◆ STATED GOAL
In this exercise, print only the lines of the records below from the one with "Rebuild this chart" through the one with "const censoredAllSurvival = [66.7, 37.0, 37.0, 37.0, 37.0];", inclusive. Pictures are not part of the copy.

***** LISTED ENTRIES

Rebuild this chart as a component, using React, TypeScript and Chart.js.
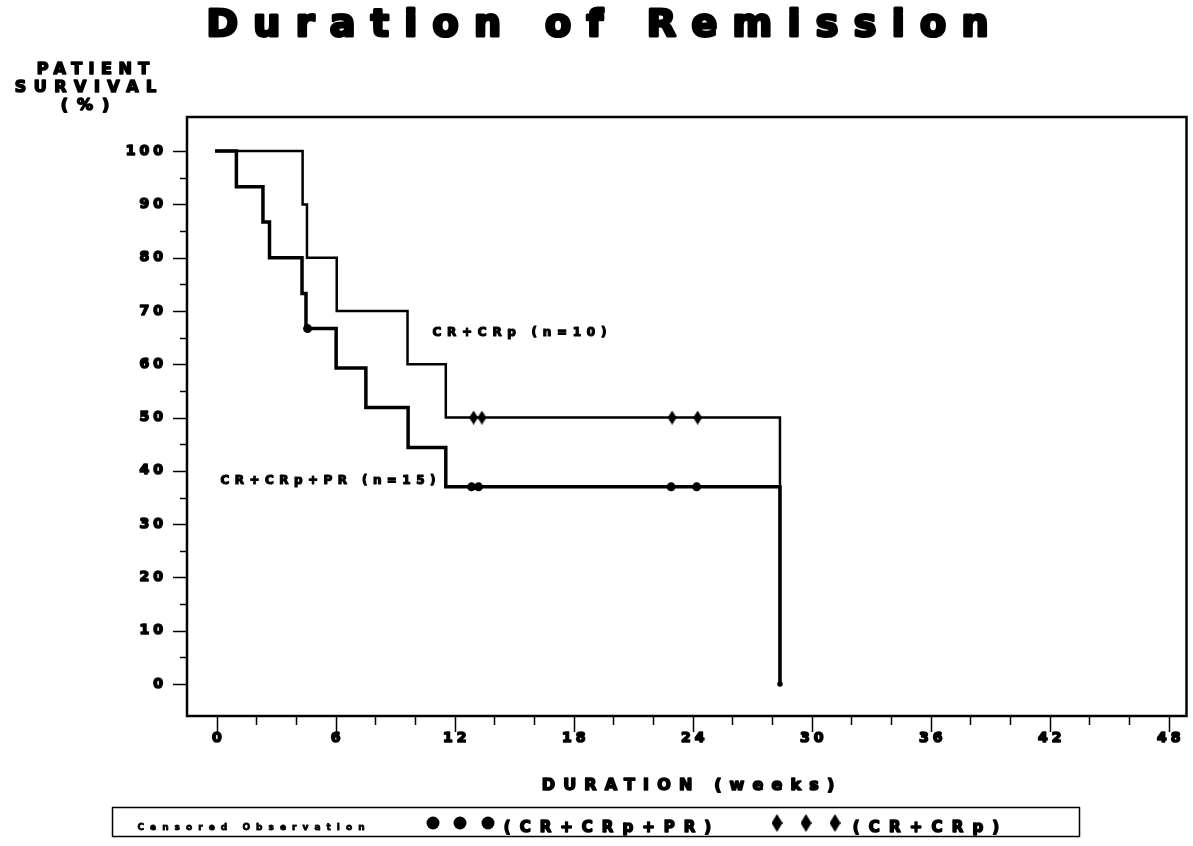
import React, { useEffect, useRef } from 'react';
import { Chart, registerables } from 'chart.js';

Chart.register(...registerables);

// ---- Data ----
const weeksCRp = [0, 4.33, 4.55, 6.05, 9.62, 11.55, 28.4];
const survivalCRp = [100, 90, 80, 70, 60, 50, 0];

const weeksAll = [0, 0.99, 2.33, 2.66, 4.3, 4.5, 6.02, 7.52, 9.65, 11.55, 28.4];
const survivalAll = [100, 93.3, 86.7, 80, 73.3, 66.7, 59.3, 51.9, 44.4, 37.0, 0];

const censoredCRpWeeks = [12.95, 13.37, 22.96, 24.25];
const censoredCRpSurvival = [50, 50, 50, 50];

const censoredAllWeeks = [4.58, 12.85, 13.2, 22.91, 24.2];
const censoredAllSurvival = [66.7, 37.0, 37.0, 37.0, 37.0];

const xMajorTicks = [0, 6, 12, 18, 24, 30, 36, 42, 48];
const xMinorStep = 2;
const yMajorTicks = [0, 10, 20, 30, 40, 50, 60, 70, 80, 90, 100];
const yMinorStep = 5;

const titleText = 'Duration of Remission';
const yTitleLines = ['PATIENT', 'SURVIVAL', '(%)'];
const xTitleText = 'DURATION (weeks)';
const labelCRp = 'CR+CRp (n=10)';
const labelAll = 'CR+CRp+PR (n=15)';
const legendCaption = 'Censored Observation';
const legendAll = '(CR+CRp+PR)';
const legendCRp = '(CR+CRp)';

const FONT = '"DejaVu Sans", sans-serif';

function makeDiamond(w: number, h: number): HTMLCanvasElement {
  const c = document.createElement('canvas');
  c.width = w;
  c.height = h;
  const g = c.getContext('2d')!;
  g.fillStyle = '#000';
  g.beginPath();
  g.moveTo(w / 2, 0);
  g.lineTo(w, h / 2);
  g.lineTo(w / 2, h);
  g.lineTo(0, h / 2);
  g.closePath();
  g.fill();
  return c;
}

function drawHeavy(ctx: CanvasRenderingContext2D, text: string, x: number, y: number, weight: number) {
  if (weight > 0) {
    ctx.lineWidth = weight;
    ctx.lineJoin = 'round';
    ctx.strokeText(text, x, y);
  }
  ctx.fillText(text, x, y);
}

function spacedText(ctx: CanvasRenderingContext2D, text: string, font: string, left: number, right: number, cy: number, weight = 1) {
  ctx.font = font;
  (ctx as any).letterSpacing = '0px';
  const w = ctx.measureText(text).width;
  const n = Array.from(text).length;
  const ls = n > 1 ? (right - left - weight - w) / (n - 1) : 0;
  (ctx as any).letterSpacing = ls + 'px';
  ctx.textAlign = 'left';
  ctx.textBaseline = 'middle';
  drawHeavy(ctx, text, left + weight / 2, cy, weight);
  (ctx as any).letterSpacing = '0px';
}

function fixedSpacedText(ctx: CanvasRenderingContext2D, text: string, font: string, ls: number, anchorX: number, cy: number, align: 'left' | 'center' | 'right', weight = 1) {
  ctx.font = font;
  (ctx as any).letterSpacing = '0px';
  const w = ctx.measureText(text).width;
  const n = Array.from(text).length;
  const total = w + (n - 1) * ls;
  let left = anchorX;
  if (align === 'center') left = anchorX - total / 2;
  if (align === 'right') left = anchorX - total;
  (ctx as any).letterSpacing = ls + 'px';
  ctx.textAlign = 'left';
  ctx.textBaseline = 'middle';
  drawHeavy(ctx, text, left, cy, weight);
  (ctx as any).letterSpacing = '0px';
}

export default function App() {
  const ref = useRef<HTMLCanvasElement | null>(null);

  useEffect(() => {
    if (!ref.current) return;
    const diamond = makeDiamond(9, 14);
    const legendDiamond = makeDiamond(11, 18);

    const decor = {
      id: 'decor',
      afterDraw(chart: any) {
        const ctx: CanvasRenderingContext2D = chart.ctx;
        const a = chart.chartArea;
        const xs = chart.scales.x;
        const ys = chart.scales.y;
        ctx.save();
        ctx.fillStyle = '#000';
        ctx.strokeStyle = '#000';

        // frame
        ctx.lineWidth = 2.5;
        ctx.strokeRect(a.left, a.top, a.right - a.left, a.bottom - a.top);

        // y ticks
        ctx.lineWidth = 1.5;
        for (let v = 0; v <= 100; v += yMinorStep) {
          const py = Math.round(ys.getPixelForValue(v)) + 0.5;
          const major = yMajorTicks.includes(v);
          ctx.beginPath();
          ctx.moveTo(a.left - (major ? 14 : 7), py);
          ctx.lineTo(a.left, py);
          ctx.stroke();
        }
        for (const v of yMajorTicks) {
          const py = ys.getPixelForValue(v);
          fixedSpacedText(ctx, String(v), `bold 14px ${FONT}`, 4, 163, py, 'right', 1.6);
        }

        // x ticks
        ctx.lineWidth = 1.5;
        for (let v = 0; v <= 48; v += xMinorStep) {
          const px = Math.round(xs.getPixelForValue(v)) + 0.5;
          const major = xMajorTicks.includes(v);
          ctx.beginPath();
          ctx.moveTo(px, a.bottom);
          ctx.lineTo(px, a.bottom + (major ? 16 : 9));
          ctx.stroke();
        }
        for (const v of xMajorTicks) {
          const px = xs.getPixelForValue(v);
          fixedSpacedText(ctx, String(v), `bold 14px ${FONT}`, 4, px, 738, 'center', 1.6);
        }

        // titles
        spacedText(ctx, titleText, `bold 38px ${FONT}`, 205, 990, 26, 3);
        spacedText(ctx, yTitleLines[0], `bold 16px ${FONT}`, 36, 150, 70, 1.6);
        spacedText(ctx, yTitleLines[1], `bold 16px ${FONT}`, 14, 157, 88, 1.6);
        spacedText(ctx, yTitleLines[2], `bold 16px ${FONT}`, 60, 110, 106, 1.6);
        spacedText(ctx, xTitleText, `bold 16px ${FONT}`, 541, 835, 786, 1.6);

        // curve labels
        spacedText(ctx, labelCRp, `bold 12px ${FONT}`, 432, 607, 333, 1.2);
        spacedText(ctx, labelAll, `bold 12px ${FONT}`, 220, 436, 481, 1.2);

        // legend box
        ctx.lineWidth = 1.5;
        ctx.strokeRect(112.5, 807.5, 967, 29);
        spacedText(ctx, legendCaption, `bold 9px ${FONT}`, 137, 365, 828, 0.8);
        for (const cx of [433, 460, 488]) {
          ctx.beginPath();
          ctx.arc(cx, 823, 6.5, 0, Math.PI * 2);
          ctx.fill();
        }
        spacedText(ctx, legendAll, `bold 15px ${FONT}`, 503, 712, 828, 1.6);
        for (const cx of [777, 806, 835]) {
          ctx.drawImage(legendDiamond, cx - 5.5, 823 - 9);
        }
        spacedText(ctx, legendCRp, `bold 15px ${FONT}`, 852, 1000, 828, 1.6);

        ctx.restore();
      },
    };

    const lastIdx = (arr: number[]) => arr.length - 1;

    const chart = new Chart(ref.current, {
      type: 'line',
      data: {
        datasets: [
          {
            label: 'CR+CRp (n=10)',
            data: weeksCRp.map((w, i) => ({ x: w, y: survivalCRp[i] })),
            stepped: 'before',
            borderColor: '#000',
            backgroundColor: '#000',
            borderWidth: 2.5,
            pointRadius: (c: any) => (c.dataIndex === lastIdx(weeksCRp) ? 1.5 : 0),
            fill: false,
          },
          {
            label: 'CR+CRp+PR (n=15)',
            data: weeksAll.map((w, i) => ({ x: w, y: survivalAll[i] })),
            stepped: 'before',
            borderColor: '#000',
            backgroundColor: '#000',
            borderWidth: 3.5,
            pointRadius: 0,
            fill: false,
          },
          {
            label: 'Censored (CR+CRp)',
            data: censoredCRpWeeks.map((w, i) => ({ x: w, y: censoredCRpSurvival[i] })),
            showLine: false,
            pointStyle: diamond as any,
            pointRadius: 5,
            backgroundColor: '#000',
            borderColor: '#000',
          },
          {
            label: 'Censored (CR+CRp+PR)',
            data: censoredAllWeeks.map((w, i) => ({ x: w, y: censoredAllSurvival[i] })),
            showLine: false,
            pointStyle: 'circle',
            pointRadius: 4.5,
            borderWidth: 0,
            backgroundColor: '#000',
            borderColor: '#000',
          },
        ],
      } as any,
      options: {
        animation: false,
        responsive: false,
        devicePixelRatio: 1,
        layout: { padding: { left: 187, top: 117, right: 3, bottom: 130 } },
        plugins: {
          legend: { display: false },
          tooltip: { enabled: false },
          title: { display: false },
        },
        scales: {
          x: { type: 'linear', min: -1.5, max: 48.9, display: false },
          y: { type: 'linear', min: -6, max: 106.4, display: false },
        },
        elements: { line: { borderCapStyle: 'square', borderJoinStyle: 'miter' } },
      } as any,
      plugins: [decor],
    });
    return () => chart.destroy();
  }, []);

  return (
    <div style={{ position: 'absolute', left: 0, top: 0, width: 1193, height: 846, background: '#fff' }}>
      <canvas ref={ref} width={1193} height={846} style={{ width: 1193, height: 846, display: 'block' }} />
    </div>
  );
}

**********
***** LISTED ENTRIES

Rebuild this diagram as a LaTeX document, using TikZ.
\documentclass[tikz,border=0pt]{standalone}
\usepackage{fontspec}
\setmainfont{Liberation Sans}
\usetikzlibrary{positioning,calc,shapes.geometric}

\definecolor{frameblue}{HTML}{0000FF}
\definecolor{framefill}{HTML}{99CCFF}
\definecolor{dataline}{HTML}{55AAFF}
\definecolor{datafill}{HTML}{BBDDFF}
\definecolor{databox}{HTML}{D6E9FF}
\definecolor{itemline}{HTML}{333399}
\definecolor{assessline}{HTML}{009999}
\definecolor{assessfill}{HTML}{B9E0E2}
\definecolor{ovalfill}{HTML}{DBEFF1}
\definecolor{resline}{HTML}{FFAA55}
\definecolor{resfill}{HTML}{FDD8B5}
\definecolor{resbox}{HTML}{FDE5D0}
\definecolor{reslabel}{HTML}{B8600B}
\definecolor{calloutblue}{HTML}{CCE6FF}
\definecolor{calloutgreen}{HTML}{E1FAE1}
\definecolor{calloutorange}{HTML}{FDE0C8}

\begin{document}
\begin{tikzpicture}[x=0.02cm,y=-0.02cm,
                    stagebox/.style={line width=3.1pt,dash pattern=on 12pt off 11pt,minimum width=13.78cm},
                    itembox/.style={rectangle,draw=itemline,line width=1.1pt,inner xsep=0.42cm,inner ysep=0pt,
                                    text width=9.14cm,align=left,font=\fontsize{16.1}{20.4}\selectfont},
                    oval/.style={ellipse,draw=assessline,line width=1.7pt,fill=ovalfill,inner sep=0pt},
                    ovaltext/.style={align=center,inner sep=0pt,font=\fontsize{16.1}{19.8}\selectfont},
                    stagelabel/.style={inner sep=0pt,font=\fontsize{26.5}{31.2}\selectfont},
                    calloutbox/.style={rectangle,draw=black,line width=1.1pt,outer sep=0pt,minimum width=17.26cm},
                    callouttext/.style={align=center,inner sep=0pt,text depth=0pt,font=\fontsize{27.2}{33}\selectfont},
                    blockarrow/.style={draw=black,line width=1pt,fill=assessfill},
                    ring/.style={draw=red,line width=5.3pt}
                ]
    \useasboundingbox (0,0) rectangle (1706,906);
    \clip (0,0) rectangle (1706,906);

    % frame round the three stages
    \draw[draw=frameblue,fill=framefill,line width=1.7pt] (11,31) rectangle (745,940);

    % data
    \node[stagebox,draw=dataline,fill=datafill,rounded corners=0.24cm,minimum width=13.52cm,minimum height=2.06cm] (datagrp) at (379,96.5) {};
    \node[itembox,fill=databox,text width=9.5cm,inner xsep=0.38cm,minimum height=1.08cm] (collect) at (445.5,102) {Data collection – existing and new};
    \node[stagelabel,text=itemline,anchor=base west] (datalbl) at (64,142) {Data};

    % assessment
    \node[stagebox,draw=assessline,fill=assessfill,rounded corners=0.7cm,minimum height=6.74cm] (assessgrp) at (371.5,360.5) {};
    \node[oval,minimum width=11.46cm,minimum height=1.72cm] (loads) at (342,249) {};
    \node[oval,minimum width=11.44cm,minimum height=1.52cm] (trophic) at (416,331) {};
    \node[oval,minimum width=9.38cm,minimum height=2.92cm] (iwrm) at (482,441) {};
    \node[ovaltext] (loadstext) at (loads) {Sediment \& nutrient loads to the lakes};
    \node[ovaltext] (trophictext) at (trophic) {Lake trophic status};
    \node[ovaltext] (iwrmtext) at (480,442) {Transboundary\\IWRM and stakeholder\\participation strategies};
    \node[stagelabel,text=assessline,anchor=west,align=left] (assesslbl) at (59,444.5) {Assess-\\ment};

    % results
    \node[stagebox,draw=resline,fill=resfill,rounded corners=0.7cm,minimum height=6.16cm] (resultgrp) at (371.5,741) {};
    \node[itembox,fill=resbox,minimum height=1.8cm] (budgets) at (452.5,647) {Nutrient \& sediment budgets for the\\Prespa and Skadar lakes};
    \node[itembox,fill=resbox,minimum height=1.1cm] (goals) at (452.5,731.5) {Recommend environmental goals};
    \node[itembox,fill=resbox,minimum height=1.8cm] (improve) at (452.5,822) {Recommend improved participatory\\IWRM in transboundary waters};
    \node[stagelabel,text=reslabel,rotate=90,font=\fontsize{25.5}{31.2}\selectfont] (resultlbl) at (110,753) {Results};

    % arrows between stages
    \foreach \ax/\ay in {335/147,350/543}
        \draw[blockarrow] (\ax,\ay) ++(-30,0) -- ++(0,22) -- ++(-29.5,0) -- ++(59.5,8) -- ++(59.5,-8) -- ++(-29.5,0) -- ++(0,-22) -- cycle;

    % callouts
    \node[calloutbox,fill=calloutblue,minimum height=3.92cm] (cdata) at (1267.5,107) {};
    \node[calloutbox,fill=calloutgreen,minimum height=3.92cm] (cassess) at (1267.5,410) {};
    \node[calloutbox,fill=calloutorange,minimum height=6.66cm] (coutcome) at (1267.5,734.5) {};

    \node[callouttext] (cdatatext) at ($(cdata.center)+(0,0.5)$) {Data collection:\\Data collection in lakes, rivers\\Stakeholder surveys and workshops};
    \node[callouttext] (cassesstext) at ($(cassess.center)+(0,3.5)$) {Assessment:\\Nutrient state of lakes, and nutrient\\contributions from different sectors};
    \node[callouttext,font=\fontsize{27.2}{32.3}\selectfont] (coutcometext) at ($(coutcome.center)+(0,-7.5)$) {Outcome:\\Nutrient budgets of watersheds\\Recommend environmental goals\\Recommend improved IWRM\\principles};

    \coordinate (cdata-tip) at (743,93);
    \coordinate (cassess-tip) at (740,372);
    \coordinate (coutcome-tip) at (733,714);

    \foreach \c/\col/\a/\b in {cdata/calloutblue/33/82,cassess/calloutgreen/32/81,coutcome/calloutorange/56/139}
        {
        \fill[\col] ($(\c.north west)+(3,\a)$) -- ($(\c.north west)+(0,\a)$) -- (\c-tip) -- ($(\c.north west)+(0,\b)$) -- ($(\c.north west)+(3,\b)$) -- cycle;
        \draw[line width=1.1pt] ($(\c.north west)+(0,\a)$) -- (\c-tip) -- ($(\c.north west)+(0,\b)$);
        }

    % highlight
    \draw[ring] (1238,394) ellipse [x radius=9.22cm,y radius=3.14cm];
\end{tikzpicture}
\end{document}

**********
***** LISTED ENTRIES

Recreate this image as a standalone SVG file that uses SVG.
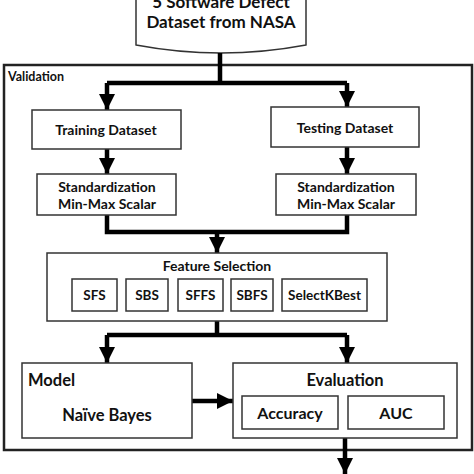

**********

◆ COMPLETE OUTPUT
Rebuild this chart as a component, using React, TypeScript and Chart.js.
import React, { useEffect, useRef } from 'react';
import { Chart, registerables } from 'chart.js';

Chart.register(...registerables);

// ---- Data ----
const weeksCRp = [0, 4.33, 4.55, 6.05, 9.62, 11.55, 28.4];
const survivalCRp = [100, 90, 80, 70, 60, 50, 0];

const weeksAll = [0, 0.99, 2.33, 2.66, 4.3, 4.5, 6.02, 7.52, 9.65, 11.55, 28.4];
const survivalAll = [100, 93.3, 86.7, 80, 73.3, 66.7, 59.3, 51.9, 44.4, 37.0, 0];

const censoredCRpWeeks = [12.95, 13.37, 22.96, 24.25];
const censoredCRpSurvival = [50, 50, 50, 50];

const censoredAllWeeks = [4.58, 12.85, 13.2, 22.91, 24.2];
const censoredAllSurvival = [66.7, 37.0, 37.0, 37.0, 37.0];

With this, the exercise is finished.